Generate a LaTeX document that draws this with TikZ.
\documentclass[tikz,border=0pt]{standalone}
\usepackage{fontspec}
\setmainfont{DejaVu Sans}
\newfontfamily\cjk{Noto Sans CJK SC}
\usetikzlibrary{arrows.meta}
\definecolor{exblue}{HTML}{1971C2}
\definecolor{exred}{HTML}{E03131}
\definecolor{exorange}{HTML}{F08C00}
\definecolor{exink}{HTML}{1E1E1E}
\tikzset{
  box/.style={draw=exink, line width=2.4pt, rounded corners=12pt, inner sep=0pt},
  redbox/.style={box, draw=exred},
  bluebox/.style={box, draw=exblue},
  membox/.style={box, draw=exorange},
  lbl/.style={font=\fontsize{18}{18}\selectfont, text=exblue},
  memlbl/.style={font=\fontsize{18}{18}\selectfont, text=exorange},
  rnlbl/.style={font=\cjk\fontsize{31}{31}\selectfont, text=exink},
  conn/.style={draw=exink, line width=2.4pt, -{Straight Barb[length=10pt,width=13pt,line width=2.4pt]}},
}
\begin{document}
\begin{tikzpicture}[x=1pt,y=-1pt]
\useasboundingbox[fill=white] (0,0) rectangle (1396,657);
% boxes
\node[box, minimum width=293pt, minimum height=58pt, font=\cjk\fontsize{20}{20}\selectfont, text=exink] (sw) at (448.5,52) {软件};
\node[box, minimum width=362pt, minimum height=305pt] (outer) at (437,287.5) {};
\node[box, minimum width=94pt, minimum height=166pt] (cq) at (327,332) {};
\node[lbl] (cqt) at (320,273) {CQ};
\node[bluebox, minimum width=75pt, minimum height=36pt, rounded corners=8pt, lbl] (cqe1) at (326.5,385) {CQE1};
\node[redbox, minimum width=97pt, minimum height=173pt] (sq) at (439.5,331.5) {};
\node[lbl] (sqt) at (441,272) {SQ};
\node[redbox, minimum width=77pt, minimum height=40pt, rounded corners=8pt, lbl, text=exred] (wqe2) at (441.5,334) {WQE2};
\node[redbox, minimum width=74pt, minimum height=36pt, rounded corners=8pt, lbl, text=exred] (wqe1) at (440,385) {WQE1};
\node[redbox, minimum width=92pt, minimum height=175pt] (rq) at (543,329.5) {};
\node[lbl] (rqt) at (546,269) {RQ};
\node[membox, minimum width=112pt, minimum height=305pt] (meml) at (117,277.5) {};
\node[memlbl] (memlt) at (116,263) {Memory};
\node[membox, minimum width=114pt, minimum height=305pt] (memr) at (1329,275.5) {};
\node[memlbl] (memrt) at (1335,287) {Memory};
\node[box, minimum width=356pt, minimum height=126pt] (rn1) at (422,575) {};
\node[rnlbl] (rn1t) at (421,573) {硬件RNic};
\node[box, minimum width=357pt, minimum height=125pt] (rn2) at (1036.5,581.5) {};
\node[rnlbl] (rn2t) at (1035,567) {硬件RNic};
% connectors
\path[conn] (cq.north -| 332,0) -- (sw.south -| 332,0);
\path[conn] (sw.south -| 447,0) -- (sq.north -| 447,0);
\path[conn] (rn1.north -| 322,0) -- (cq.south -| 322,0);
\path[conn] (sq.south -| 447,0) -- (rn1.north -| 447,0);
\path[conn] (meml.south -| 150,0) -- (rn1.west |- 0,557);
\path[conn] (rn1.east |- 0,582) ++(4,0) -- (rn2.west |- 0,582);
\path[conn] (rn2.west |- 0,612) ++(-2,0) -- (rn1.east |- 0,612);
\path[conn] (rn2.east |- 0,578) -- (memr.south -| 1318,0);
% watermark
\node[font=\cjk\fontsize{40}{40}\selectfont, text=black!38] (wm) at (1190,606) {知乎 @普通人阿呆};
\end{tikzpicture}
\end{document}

| What needs to be done |
Quote each line of the data above exactly as written.

| The answer |
Generate a LaTeX document that draws this with TikZ.
\documentclass[tikz,border=0pt]{standalone}
\usepackage{fontspec}
\setmainfont{DejaVu Sans}
\newfontfamily\cjk{Noto Sans CJK SC}
\usetikzlibrary{arrows.meta}
\definecolor{exblue}{HTML}{1971C2}
\definecolor{exred}{HTML}{E03131}
\definecolor{exorange}{HTML}{F08C00}
\definecolor{exink}{HTML}{1E1E1E}
\tikzset{
  box/.style={draw=exink, line width=2.4pt, rounded corners=12pt, inner sep=0pt},
  redbox/.style={box, draw=exred},
  bluebox/.style={box, draw=exblue},
  membox/.style={box, draw=exorange},
  lbl/.style={font=\fontsize{18}{18}\selectfont, text=exblue},
  memlbl/.style={font=\fontsize{18}{18}\selectfont, text=exorange},
  rnlbl/.style={font=\cjk\fontsize{31}{31}\selectfont, text=exink},
  conn/.style={draw=exink, line width=2.4pt, -{Straight Barb[length=10pt,width=13pt,line width=2.4pt]}},
}
\begin{document}
\begin{tikzpicture}[x=1pt,y=-1pt]
\useasboundingbox[fill=white] (0,0) rectangle (1396,657);
% boxes
\node[box, minimum width=293pt, minimum height=58pt, font=\cjk\fontsize{20}{20}\selectfont, text=exink] (sw) at (448.5,52) {软件};
\node[box, minimum width=362pt, minimum height=305pt] (outer) at (437,287.5) {};
\node[box, minimum width=94pt, minimum height=166pt] (cq) at (327,332) {};
\node[lbl] (cqt) at (320,273) {CQ};
\node[bluebox, minimum width=75pt, minimum height=36pt, rounded corners=8pt, lbl] (cqe1) at (326.5,385) {CQE1};
\node[redbox, minimum width=97pt, minimum height=173pt] (sq) at (439.5,331.5) {};
\node[lbl] (sqt) at (441,272) {SQ};
\node[redbox, minimum width=77pt, minimum height=40pt, rounded corners=8pt, lbl, text=exred] (wqe2) at (441.5,334) {WQE2};
\node[redbox, minimum width=74pt, minimum height=36pt, rounded corners=8pt, lbl, text=exred] (wqe1) at (440,385) {WQE1};
\node[redbox, minimum width=92pt, minimum height=175pt] (rq) at (543,329.5) {};
\node[lbl] (rqt) at (546,269) {RQ};
\node[membox, minimum width=112pt, minimum height=305pt] (meml) at (117,277.5) {};
\node[memlbl] (memlt) at (116,263) {Memory};
\node[membox, minimum width=114pt, minimum height=305pt] (memr) at (1329,275.5) {};
\node[memlbl] (memrt) at (1335,287) {Memory};
\node[box, minimum width=356pt, minimum height=126pt] (rn1) at (422,575) {};
\node[rnlbl] (rn1t) at (421,573) {硬件RNic};
\node[box, minimum width=357pt, minimum height=125pt] (rn2) at (1036.5,581.5) {};
\node[rnlbl] (rn2t) at (1035,567) {硬件RNic};
% connectors
\path[conn] (cq.north -| 332,0) -- (sw.south -| 332,0);
\path[conn] (sw.south -| 447,0) -- (sq.north -| 447,0);
\path[conn] (rn1.north -| 322,0) -- (cq.south -| 322,0);
\path[conn] (sq.south -| 447,0) -- (rn1.north -| 447,0);
\path[conn] (meml.south -| 150,0) -- (rn1.west |- 0,557);
\path[conn] (rn1.east |- 0,582) ++(4,0) -- (rn2.west |- 0,582);
\path[conn] (rn2.west |- 0,612) ++(-2,0) -- (rn1.east |- 0,612);
\path[conn] (rn2.east |- 0,578) -- (memr.south -| 1318,0);
% watermark
\node[font=\cjk\fontsize{40}{40}\selectfont, text=black!38] (wm) at (1190,606) {知乎 @普通人阿呆};
\end{tikzpicture}
\end{document}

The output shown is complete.